── INFORMATION SHOWN

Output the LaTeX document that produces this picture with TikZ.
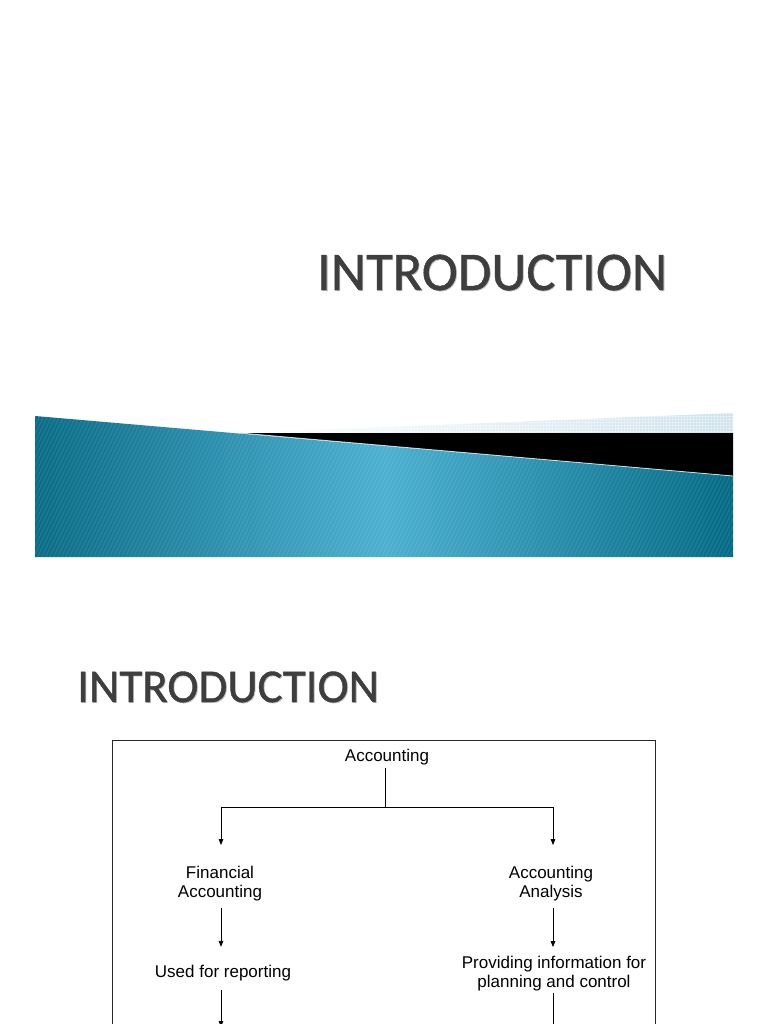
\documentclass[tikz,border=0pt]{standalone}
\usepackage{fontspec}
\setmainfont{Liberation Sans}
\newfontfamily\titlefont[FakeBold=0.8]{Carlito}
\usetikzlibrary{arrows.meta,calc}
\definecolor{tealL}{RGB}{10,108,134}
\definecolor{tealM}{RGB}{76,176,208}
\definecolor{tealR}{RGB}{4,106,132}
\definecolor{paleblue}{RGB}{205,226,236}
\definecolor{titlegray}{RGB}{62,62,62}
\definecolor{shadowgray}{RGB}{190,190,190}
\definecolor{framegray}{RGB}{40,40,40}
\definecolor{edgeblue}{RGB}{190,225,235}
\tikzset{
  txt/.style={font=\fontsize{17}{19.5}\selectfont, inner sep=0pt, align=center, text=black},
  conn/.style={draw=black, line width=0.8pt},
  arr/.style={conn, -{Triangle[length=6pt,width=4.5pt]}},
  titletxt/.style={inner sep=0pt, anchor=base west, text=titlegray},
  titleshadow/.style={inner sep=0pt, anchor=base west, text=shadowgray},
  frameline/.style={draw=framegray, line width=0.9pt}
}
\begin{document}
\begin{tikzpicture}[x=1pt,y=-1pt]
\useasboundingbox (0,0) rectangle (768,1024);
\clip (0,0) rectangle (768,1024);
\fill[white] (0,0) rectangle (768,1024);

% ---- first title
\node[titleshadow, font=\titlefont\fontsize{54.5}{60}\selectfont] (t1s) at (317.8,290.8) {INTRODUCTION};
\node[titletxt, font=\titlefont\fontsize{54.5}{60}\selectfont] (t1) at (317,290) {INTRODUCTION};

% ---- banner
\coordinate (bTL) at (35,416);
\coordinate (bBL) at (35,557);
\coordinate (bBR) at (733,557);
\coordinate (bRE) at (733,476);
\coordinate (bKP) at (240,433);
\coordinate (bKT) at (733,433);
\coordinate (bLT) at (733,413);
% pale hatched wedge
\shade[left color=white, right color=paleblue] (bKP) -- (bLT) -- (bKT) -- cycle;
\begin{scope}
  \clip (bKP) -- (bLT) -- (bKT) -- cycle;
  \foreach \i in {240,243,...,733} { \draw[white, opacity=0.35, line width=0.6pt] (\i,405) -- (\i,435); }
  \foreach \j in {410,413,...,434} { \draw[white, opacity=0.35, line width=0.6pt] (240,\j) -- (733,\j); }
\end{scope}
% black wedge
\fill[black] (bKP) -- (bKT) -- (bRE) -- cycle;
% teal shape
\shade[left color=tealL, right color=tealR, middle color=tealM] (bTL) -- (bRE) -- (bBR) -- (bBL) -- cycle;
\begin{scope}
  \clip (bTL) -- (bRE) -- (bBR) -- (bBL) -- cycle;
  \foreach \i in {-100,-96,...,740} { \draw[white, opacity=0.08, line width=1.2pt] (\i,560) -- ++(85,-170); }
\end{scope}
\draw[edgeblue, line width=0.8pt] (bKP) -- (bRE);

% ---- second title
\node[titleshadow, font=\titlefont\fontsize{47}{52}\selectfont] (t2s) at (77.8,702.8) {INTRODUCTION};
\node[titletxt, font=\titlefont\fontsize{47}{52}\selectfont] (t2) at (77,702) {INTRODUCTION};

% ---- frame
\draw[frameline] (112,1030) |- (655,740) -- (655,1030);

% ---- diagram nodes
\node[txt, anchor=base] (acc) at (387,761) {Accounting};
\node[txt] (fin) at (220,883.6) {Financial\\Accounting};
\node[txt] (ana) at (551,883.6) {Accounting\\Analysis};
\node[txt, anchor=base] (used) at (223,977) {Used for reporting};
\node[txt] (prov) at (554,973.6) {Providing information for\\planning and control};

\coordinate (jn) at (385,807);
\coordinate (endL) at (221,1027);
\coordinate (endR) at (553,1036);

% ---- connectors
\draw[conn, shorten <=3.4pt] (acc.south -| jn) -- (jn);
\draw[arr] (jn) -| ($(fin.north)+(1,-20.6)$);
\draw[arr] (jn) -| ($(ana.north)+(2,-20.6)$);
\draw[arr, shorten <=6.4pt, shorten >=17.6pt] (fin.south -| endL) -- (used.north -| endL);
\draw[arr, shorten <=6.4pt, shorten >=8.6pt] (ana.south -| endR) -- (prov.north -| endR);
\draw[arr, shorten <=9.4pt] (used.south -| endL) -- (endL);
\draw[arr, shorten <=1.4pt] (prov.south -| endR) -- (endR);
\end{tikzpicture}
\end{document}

────

_PROBLEM_: Reproduce the data above word for word from its first line through the line that holds "(t1) at (317,290)", both ends included; skip pictures.

_FINAL RESULT_:
Output the LaTeX document that produces this picture with TikZ.
\documentclass[tikz,border=0pt]{standalone}
\usepackage{fontspec}
\setmainfont{Liberation Sans}
\newfontfamily\titlefont[FakeBold=0.8]{Carlito}
\usetikzlibrary{arrows.meta,calc}
\definecolor{tealL}{RGB}{10,108,134}
\definecolor{tealM}{RGB}{76,176,208}
\definecolor{tealR}{RGB}{4,106,132}
\definecolor{paleblue}{RGB}{205,226,236}
\definecolor{titlegray}{RGB}{62,62,62}
\definecolor{shadowgray}{RGB}{190,190,190}
\definecolor{framegray}{RGB}{40,40,40}
\definecolor{edgeblue}{RGB}{190,225,235}
\tikzset{
  txt/.style={font=\fontsize{17}{19.5}\selectfont, inner sep=0pt, align=center, text=black},
  conn/.style={draw=black, line width=0.8pt},
  arr/.style={conn, -{Triangle[length=6pt,width=4.5pt]}},
  titletxt/.style={inner sep=0pt, anchor=base west, text=titlegray},
  titleshadow/.style={inner sep=0pt, anchor=base west, text=shadowgray},
  frameline/.style={draw=framegray, line width=0.9pt}
}
\begin{document}
\begin{tikzpicture}[x=1pt,y=-1pt]
\useasboundingbox (0,0) rectangle (768,1024);
\clip (0,0) rectangle (768,1024);
\fill[white] (0,0) rectangle (768,1024);

% ---- first title
\node[titleshadow, font=\titlefont\fontsize{54.5}{60}\selectfont] (t1s) at (317.8,290.8) {INTRODUCTION};
\node[titletxt, font=\titlefont\fontsize{54.5}{60}\selectfont] (t1) at (317,290) {INTRODUCTION};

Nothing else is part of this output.